Luckily, our son has a different honors English teacher this semester, his final one at his Silver Spring high school. But as damaging as this could have been for him, at least I can say I stepped up as his dad, right? Except that this has conjured up lots of bad memories about the assholes who were my administrators at Mount Vernon HS, about folks whom I’ve known to be assholes in the education field over the years. Given this, why would anyone want to see these toxic sites of social control open up again for in-person instruction? I don’t.

I had thought about volunteering at our son’s high school this semester, with a smaller teaching load at my institutions this spring. But after this, why in hell would I want to volunteer with these uncaring shits who call themselves educators? They can all kiss my middle-aged Black ass!

However, if our son, a slightly above-average student, had to endure the bullshit of a bullshit-artist-as-certified-teacher, I can only imagine the number students across the achievement spectrum who are catching hell from teachers who have not adjusted well to teaching virtually in the midst of this pandemic. So maybe, just maybe, once I stop thinking about putting our son’s former teacher in a chokehold, I’ll see about volunteering once more. 

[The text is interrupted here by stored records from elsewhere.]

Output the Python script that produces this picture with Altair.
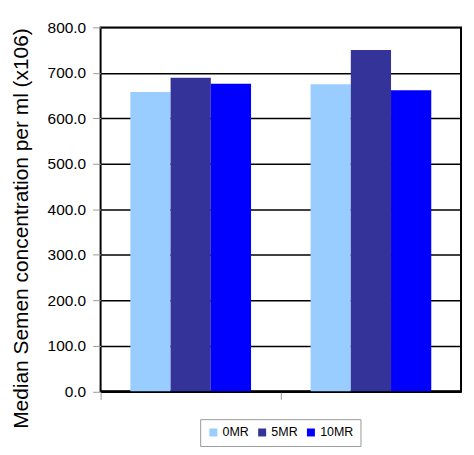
import altair as alt
import pandas as pd

groups = ["Group 1", "Group 2"]
series = ["0MR", "5MR", "10MR"]
values_group1 = [658, 689, 676]
values_group2 = [675, 750, 662]
colors = ["#99CCFF", "#333399", "#0000FF"]
y_ticks = [0, 100, 200, 300, 400, 500, 600, 700, 800]

rows = []
for g, vals in zip(groups, [values_group1, values_group2]):
    for s, v in zip(series, vals):
        rows.append({"group": g, "series": s, "value": v})
df = pd.DataFrame(rows)

FONT = "Liberation Sans"

chart = alt.Chart(df).mark_bar().encode(
    x=alt.X(
        "group:N", sort=groups,
        scale=alt.Scale(paddingInner=0, paddingOuter=0),
        axis=alt.Axis(title=None, labels=False, bandPosition=0, ticks=True,
                      tickSize=8, tickColor="#999999", domainColor="black",
                      domainWidth=2, grid=False),
    ),
    xOffset=alt.XOffset("series:N", sort=series,
                        scale=alt.Scale(paddingInner=0, paddingOuter=0.74)),
    y=alt.Y(
        "value:Q",
        scale=alt.Scale(domain=[0, 800], nice=False),
        axis=alt.Axis(values=y_ticks, format=".1f",
                      title="Median Semen concentration per ml (x106)",
                      labelFont=FONT, labelFontSize=15.5, labelColor="black",
                      tickColor="#999999", tickSize=8, labelPadding=7,
                      gridColor="black", gridWidth=1.5, domain=False,
                      titleFont=FONT, titleFontSize=21, titleFontWeight="normal",
                      titleColor="black", titleAngle=270, titleX=-73, titleY=201.5,
                      titleBaseline="alphabetic"),
    ),
    color=alt.Color(
        "series:N", sort=series,
        scale=alt.Scale(domain=series, range=colors),
        legend=alt.Legend(orient="none", legendX=100, legendY=393.5,
                          direction="horizontal", title=None,
                          symbolType="square", symbolSize=64,
                          symbolStrokeWidth=0, labelFont=FONT,
                          labelFontSize=12.5, labelColor="black", padding=7,
                          strokeColor="#999999", fillColor="white",
                          columnPadding=7, labelOffset=3),
    ),
).properties(
    width=362, height=365.5,
    padding={"left": 93, "top": 18.5, "right": 5, "bottom": 55},
    autosize=alt.AutoSizeParams(type="none"),
).configure_view(stroke="black", strokeWidth=2)

chart.save("out.html", embed_options={"renderer": "svg", "actions": False})
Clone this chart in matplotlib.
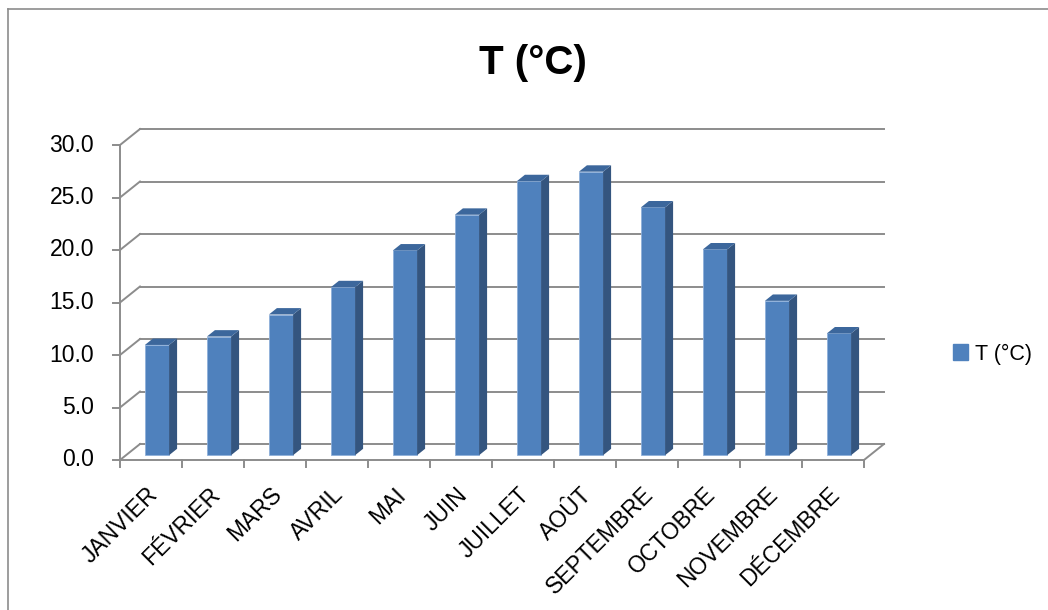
import numpy as np
import matplotlib.pyplot as plt
from matplotlib.patches import Polygon, Patch
from matplotlib.lines import Line2D

months = ['JANVIER', 'FÉVRIER', 'MARS', 'AVRIL', 'MAI', 'JUIN',
          'JUILLET', 'AOÛT', 'SEPTEMBRE', 'OCTOBRE', 'NOVEMBRE', 'DÉCEMBRE']
temps = [10.5, 11.3, 13.4, 16.0, 19.5, 22.9, 26.1, 27.0, 23.6, 19.6, 14.7, 11.6]
y_ticks = [0, 5, 10, 15, 20, 25, 30]

plt.rcParams['font.family'] = ['Liberation Sans', 'DejaVu Sans']

W, H = 1048, 610
fig = plt.figure(figsize=(W / 100, H / 100), dpi=100)
ax = fig.add_axes([0, 0, 1, 1])
# one category = 62 px, one degree = 10.5 px, origin of the floor front corner at (120, 460)
ax.set_xlim(-120 / 62, (W - 120) / 62)
ax.set_ylim(-(H - 460) / 10.5, 460 / 10.5)
ax.axis('off')

grid = '#8c8c8c'
front = '#4f81bd'
side = '#34557f'
top = '#3c679c'

DX, DY = 20 / 62, 16 / 10.5   # depth of the 3d box
n = len(months)

# back wall gridlines and side wall diagonals
for v in y_ticks:
    ax.plot([DX, n + DX], [v + DY, v + DY], color=grid, lw=1.4, zorder=1)
    ax.plot([0, DX], [v, v + DY], color=grid, lw=1.4, zorder=1)
    ax.plot([-0.11, 0], [v, v], color=grid, lw=1.4, zorder=1)
    ax.text(-0.42, v, f'{v:.1f}', ha='right', va='center', fontsize=16.5)

# floor edges and front axis
ax.plot([0, 0], [0, y_ticks[-1]], color=grid, lw=1.4, zorder=1)
ax.plot([0, n], [0, 0], color=grid, lw=1.4, zorder=4)
ax.plot([n, n + DX], [0, DY], color=grid, lw=1.4, zorder=4)
for i in range(n + 1):
    ax.plot([i, i], [0, -0.7], color=grid, lw=1.4, zorder=4)

# 3d columns: front face, right side, top
f0, bd, bw = 0.3, 0.4, 0.39
pos = np.arange(n) + 0.5 + f0 * DX
base = f0 * DY
ax.bar(pos, temps, width=bw, bottom=base, color=front,
       edgecolor='#8fb0da', linewidth=0.6, zorder=3)
for x, t in zip(pos, temps):
    r, l = x + bw / 2, x - bw / 2
    ddx, ddy = bd * DX, bd * DY
    ax.add_patch(Polygon([(r, base), (r + ddx, base + ddy), (r + ddx, base + t + ddy), (r, base + t)],
                         closed=True, facecolor=side, edgecolor='none', zorder=3))
    ax.add_patch(Polygon([(l, base + t), (r, base + t), (r + ddx, base + t + ddy), (l + ddx, base + t + ddy)],
                         closed=True, facecolor=top, edgecolor='none', zorder=3))

# category labels
for i, m in enumerate(months):
    ax.text(i + 0.42, -2.2, m, rotation=45, ha='right', va='top',
            rotation_mode='anchor', fontsize=16.5)

ax.text(533 / 62 - 120 / 62, (460 - 63) / 10.5, 'T (°C)', ha='center', va='center',
        fontsize=29, fontweight='bold')

ax.legend(handles=[Patch(color=front, label='T (°C)')], loc='center left',
          bbox_to_anchor=(934 / W, 1 - 354 / H), frameon=False, fontsize=15.5,
          handlelength=0.7, handleheight=0.7, handletextpad=0.3)

# chart area border
fig.add_artist(Line2D([8 / W, 8 / W], [0, 1 - 9 / H], color='#8c8c8c', lw=1.2))
fig.add_artist(Line2D([8 / W, 1], [1 - 9 / H, 1 - 9 / H], color='#8c8c8c', lw=1.2))

fig.savefig('out.png', dpi=100)
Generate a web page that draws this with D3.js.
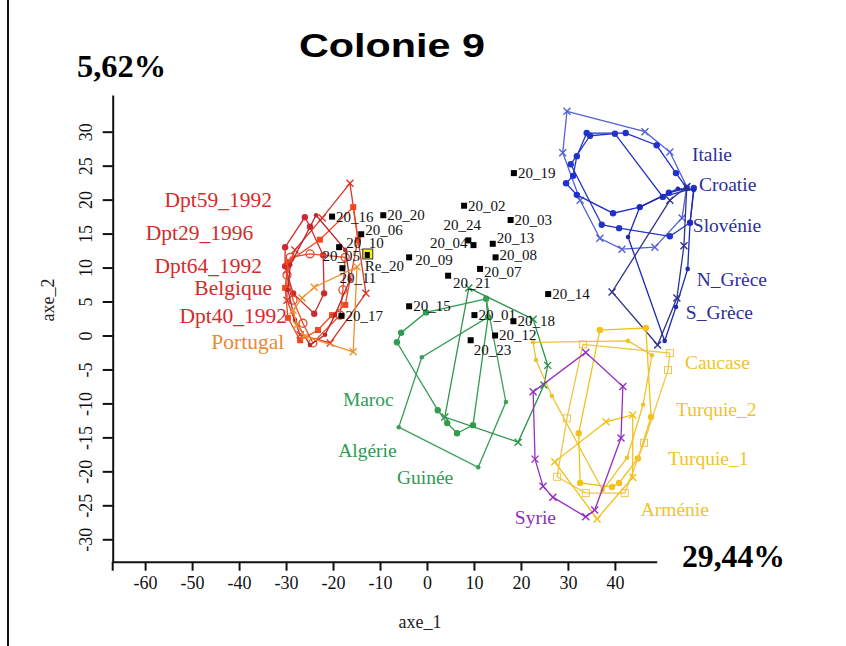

But, even if everyone at our son’s soon-to-be-former high school is vaccinated by late this spring or by Fall 2021, I’m still wearing two masks and a face shield. The place is way too toxic for us.


I truly would like to hear from parents, students, even teachers, in Silver Spring, in Montgomery County, MD, in the DMV, in general. Tell me I’m wrong, that these aren’t examples of education as punitive and gaslighting. Or, conversely, tell me if you have had similar experiences with this high school and this school district, especially since the pandemic.